Skipping all pictures, set down the lines of the listing from the first through the one with "(date) at (496,-50)".
+++ PROVIDED DATA
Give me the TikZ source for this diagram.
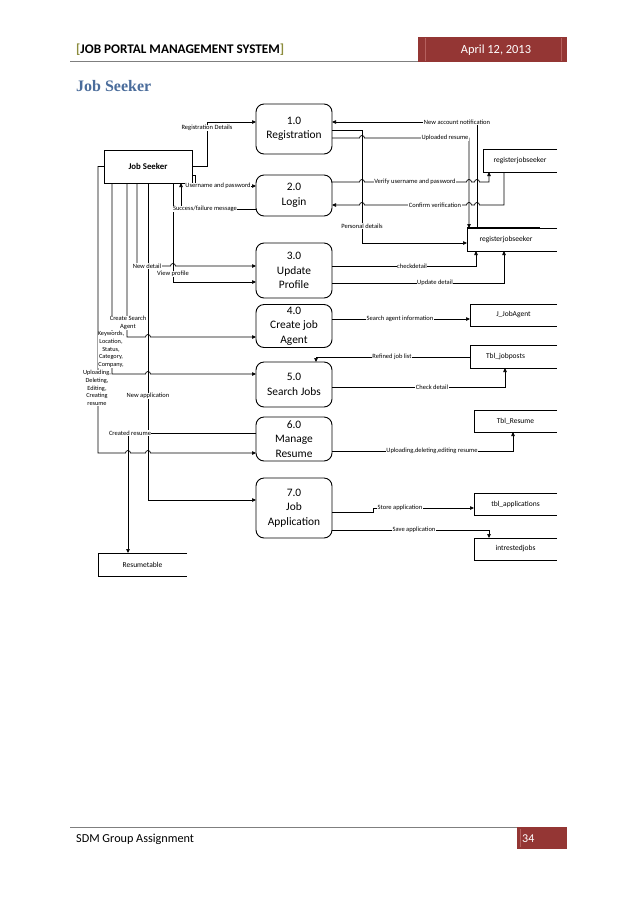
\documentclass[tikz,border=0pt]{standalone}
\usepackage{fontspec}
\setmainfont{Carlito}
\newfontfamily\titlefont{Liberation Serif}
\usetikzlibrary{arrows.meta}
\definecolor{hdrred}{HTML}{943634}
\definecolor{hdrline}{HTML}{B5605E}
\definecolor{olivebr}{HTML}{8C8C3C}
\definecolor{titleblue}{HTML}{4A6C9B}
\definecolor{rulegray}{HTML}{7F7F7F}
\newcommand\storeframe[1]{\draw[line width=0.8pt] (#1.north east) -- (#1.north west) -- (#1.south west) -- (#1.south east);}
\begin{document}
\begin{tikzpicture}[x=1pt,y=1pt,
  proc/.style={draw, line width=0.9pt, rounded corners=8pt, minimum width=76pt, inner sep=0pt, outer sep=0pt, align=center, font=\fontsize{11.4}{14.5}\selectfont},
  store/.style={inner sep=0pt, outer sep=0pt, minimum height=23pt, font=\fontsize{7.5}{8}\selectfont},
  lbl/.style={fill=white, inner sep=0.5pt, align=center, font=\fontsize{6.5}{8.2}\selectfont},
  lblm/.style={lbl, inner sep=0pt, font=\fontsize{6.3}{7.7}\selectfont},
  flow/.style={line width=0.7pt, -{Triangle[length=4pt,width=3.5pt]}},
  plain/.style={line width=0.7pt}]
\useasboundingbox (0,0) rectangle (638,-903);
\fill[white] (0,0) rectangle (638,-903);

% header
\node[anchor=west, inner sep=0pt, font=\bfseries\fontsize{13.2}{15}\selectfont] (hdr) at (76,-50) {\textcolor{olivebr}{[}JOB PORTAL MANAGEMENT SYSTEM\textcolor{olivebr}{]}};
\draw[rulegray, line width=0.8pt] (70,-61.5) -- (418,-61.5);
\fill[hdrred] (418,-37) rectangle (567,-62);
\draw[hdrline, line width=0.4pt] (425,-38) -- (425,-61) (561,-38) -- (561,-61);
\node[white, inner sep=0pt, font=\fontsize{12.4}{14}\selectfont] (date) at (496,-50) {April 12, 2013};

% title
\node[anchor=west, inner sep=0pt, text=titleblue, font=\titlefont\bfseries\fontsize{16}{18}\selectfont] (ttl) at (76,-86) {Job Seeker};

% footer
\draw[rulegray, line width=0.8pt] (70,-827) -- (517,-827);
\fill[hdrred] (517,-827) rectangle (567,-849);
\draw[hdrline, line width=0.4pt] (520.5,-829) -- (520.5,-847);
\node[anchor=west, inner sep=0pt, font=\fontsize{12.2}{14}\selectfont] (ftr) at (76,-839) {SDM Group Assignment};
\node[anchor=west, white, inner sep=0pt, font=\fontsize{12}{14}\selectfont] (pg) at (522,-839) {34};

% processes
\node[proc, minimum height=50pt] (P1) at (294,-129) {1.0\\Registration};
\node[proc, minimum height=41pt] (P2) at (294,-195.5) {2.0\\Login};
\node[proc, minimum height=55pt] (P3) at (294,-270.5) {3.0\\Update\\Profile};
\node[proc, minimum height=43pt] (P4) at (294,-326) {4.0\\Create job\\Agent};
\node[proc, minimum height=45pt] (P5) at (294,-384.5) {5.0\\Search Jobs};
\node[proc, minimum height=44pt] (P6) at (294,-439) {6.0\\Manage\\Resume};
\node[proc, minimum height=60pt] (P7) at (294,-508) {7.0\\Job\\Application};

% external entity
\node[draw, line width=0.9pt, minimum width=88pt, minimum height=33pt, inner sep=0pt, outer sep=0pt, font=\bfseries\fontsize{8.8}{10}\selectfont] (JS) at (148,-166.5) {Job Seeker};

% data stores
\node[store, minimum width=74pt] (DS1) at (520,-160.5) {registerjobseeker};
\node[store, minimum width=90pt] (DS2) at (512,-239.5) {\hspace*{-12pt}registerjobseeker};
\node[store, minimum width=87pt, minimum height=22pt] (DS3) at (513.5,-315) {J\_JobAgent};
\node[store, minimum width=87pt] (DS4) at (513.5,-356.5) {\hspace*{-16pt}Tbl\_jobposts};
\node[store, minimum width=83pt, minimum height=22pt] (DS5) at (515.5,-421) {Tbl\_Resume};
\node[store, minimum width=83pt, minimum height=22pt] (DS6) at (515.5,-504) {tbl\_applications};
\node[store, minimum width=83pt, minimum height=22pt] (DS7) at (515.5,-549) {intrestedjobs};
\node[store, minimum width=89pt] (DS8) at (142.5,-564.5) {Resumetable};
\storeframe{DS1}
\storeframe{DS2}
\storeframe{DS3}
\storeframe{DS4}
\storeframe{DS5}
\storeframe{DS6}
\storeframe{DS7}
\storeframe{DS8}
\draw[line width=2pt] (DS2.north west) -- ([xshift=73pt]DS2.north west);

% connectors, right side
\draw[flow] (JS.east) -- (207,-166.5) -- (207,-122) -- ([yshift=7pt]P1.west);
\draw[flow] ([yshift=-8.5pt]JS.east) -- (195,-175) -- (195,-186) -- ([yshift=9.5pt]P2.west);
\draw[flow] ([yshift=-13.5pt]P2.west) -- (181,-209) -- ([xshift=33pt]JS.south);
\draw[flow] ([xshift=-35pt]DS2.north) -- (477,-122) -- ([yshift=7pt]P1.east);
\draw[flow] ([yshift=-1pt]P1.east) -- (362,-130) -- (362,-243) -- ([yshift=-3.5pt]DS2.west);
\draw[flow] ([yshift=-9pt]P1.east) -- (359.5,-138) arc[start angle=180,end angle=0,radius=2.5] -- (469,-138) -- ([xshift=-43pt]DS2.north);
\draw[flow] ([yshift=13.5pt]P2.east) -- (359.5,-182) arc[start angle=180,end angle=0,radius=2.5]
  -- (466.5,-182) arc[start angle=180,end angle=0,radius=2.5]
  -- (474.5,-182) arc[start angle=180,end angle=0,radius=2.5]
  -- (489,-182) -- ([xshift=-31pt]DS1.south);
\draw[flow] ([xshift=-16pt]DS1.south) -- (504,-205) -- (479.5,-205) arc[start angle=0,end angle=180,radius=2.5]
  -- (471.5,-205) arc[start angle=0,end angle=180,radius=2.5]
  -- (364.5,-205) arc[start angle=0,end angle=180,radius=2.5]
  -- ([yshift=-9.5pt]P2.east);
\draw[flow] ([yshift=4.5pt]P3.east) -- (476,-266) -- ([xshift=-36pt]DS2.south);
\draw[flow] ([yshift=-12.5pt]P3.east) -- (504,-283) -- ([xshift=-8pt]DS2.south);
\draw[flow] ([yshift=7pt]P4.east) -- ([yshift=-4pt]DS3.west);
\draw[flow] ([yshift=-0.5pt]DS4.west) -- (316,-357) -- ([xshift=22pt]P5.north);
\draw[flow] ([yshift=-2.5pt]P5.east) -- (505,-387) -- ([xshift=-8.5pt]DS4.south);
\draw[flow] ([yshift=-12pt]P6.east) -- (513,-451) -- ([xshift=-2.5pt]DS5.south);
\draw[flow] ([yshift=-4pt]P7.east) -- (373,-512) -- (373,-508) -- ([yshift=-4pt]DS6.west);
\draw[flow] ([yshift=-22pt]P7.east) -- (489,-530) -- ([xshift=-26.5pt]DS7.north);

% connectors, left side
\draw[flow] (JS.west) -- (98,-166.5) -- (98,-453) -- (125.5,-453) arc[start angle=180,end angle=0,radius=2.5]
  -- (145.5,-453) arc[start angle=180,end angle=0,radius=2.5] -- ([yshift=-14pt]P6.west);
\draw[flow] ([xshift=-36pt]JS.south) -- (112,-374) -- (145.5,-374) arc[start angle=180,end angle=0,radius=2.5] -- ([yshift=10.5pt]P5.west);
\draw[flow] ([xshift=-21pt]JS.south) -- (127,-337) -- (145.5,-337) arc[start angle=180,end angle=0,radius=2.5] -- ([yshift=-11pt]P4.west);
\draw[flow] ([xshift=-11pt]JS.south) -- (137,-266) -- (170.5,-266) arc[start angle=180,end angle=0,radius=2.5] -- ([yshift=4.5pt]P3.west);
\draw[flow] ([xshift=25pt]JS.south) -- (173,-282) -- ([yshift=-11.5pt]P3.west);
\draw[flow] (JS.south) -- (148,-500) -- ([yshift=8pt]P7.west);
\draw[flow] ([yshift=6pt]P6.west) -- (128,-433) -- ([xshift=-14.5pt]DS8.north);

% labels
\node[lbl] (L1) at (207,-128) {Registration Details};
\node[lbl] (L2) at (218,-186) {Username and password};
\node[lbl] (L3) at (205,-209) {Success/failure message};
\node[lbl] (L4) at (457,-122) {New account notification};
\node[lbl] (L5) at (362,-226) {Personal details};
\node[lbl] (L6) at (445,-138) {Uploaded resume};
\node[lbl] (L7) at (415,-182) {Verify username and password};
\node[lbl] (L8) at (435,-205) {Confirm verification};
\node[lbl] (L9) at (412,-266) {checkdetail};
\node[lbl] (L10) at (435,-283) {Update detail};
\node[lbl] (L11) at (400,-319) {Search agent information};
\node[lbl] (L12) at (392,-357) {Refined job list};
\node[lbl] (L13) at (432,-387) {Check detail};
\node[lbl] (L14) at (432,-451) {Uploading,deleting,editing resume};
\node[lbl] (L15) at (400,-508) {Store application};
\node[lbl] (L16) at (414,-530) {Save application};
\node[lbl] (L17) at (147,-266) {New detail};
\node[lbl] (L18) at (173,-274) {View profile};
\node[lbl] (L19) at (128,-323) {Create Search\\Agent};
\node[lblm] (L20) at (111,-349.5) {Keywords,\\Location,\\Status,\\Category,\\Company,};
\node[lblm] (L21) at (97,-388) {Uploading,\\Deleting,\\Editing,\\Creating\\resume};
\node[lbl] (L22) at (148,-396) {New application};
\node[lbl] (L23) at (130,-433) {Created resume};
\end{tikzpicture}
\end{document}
++++++
*PROBLEM SOLUTION:*
Give me the TikZ source for this diagram.
\documentclass[tikz,border=0pt]{standalone}
\usepackage{fontspec}
\setmainfont{Carlito}
\newfontfamily\titlefont{Liberation Serif}
\usetikzlibrary{arrows.meta}
\definecolor{hdrred}{HTML}{943634}
\definecolor{hdrline}{HTML}{B5605E}
\definecolor{olivebr}{HTML}{8C8C3C}
\definecolor{titleblue}{HTML}{4A6C9B}
\definecolor{rulegray}{HTML}{7F7F7F}
\newcommand\storeframe[1]{\draw[line width=0.8pt] (#1.north east) -- (#1.north west) -- (#1.south west) -- (#1.south east);}
\begin{document}
\begin{tikzpicture}[x=1pt,y=1pt,
  proc/.style={draw, line width=0.9pt, rounded corners=8pt, minimum width=76pt, inner sep=0pt, outer sep=0pt, align=center, font=\fontsize{11.4}{14.5}\selectfont},
  store/.style={inner sep=0pt, outer sep=0pt, minimum height=23pt, font=\fontsize{7.5}{8}\selectfont},
  lbl/.style={fill=white, inner sep=0.5pt, align=center, font=\fontsize{6.5}{8.2}\selectfont},
  lblm/.style={lbl, inner sep=0pt, font=\fontsize{6.3}{7.7}\selectfont},
  flow/.style={line width=0.7pt, -{Triangle[length=4pt,width=3.5pt]}},
  plain/.style={line width=0.7pt}]
\useasboundingbox (0,0) rectangle (638,-903);
\fill[white] (0,0) rectangle (638,-903);

% header
\node[anchor=west, inner sep=0pt, font=\bfseries\fontsize{13.2}{15}\selectfont] (hdr) at (76,-50) {\textcolor{olivebr}{[}JOB PORTAL MANAGEMENT SYSTEM\textcolor{olivebr}{]}};
\draw[rulegray, line width=0.8pt] (70,-61.5) -- (418,-61.5);
\fill[hdrred] (418,-37) rectangle (567,-62);
\draw[hdrline, line width=0.4pt] (425,-38) -- (425,-61) (561,-38) -- (561,-61);
\node[white, inner sep=0pt, font=\fontsize{12.4}{14}\selectfont] (date) at (496,-50) {April 12, 2013};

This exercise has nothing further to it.